Mark Prime (tpm/Confession Zero) said...

Fantastic writing! Loved you last paragraph...Keep up the great work!

Voices like yours are needed!

Dr Victorino de la Vega said...

Jeez Sophie, Didn’t know you had lived on the Left Bank of Madinat Bâriz, the place where el Doctor has spent most of his youth!

Sophia said...

Yes doctor de La Vega, I lived in the beautiful city of Paris for eleven years. So we have one more thing in common !

Sophia said...

poetryman,

Thanks for your encouragement.

Sophia

Wolfie said...

That was beautifully written Sophia, nice.

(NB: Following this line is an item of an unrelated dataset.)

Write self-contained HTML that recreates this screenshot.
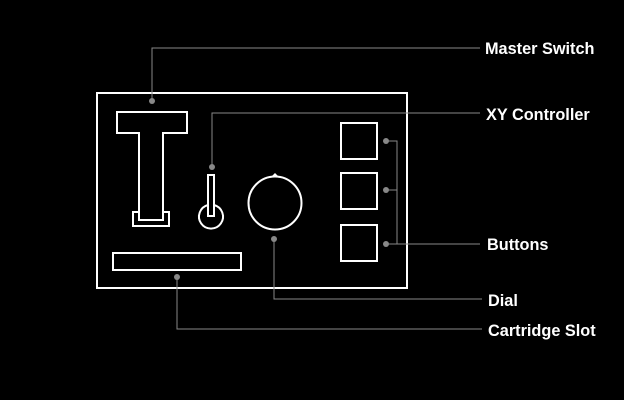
<!DOCTYPE html>
<html><head><style>body{margin:0;background:#000}</style></head><body>
<svg width="624" height="400" xmlns="http://www.w3.org/2000/svg" style="display:block">
<rect width="624" height="400" fill="#000"/>
<g fill="none" stroke="#fff" stroke-width="2">
<rect x="97" y="93" width="310" height="195"/>
<path d="M117 112H187V133H163V220H139V133H117Z"/>
<path d="M139 212H133V226H169V212H163"/>
<rect x="208" y="175" width="6" height="41"/>
<path d="M208 205A12 12 0 1 0 214 205"/>
<circle cx="275" cy="203" r="26.5"/>
<rect x="341" y="123" width="36" height="36"/>
<rect x="341" y="173" width="36" height="36"/>
<rect x="341" y="225" width="36" height="36"/>
<rect x="113" y="253" width="128" height="17"/>
</g>
<path d="M272 176L275 173L278 176Z" fill="#fff"/>
<g fill="none" stroke="#888" stroke-width="1">
<path d="M152 101V48H480"/>
<path d="M212 167V113H480"/>
<path d="M386 141H397V244M386 190H397M386 244H480"/>
<path d="M274 239V299H482"/>
<path d="M177 277V329H482"/>
</g>
<g fill="#888">
<circle cx="152" cy="101" r="3"/><circle cx="212" cy="167" r="3"/>
<circle cx="386" cy="141" r="3"/><circle cx="386" cy="190" r="3"/><circle cx="386" cy="244" r="3"/>
<circle cx="274" cy="239" r="3"/><circle cx="177" cy="277" r="3"/>
</g>
<g fill="#fff" font-family="Liberation Sans, sans-serif" font-weight="bold" font-size="16.3">
<text x="485" y="54">Master Switch</text>
<text x="486" y="120">XY Controller</text>
<text x="487" y="250">Buttons</text>
<text x="488" y="306">Dial</text>
<text x="488" y="336">Cartridge Slot</text>
</g>
</svg>
</body></html>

Mind you, one should also consider that freedom is an expensive luxury which is often achieved at the expense of others. In our wealthy world its easy to forget that sometimes leaving the question; is there enough wealth in the world to give freedom to all through better distribution or is it a utopian pipe-dream? That's what Iamamura was asking too I think as the elderly paid the price for the young to survive.

Sophia said...

Wolfie,

How can we possibly wage all these costly wars and not be able to give people across the globe a decent life? I don't think this solution is utopian.
However, and I agree on this with you, it is utopian to beleive that humanity is only made of higher values and moral sentiments and ideals, and this was one of Imamura's constant preoccupations in all his movies. Humanity is a product of Nature, Darwinian Nature. He said: ''I am interested in the relationship of the lower part of the human body and the lower part of the social structure on which the reality of daily Japanese life obstinately supports itself.''

The thing is that not all people find themselves on the same side of humanity.